Institutionelle Diskriminierung und institutioneller Rassismus sind insbesondere für Betroffene schwierig zu erkennen und noch schwieriger zu benennen. Oft wird die Diskriminierung mit dem Fehlverhalten Einzelner begründet, gleichzeitig haben Individuen nur bedingt die Möglichkeit, diskriminierende Strukturen zu verändern.
„Und wenn man dann halt merkt: egal, was man macht, egal, wo man arbeitet, es reicht dann irgendwie doch vorne und hinten nicht. Und dann, ständig muss man was beantragen […] Ich habe ja dann natürlich überall auch Vergünstigungen gekriegt, das kann man ja alles beantragen, das hieß dann aber auch: Ich muss dann zum Verein rennen, ich muss dann zur Schule rennen, mich überall offenbaren. Und das ist einem dann natürlich irgendwann unangenehm, also ist ja irgendwie logisch. Aber, ja, das würde ich auf jeden Fall sagen, das war schon sehr anstrengend.“ (Frau B, 00:24:21)

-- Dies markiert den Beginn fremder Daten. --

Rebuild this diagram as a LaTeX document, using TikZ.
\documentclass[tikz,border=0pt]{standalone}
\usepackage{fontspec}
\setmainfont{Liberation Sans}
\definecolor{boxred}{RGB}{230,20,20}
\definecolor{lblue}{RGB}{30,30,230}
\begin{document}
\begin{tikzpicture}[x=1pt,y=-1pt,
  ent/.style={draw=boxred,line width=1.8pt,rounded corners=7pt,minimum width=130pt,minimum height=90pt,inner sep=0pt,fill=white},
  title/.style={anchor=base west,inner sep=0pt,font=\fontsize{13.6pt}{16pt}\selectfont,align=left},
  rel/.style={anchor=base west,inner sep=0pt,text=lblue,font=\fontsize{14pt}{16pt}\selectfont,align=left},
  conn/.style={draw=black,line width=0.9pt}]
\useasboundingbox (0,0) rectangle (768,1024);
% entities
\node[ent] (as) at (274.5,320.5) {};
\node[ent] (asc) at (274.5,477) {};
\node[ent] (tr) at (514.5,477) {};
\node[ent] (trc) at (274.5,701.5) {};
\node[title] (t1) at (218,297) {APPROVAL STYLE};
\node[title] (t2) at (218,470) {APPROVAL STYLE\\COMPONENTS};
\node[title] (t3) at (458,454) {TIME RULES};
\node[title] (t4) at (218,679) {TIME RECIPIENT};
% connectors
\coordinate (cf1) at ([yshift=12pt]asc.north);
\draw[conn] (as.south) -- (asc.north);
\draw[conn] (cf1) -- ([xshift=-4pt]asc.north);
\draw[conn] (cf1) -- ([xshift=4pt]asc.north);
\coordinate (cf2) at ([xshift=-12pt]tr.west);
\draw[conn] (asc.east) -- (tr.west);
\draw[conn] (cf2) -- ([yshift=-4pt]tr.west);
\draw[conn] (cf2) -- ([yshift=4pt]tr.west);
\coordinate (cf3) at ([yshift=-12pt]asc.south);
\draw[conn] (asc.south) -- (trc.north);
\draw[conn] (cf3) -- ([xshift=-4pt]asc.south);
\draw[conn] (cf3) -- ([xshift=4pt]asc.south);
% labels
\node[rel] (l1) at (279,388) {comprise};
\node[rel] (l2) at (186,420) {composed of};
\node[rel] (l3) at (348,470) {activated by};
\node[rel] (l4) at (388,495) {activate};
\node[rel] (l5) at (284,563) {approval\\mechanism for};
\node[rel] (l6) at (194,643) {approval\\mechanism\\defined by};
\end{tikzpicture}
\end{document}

Dabei wirkt Diskriminierung durch Behörden, Ämter, Kitas, Schulen oder durch die Polizei aufgrund der gegebenen Macht- und Abhängigkeitsverhältnisse besonders schwer und bleibt Ausdruck gesellschaftlicher Macht- und Herrschaftsverhältnisse. Anders als der Kontakt mit Einzelpersonen ist der Umgang mit ihnen nicht zu vermeiden, ganz im Gegenteil, die Auseinandersetzung mit Institutionen ist für die Frauen die einzige Möglichkeit, das eigene Leben in MV zu gestalten und abzusichern.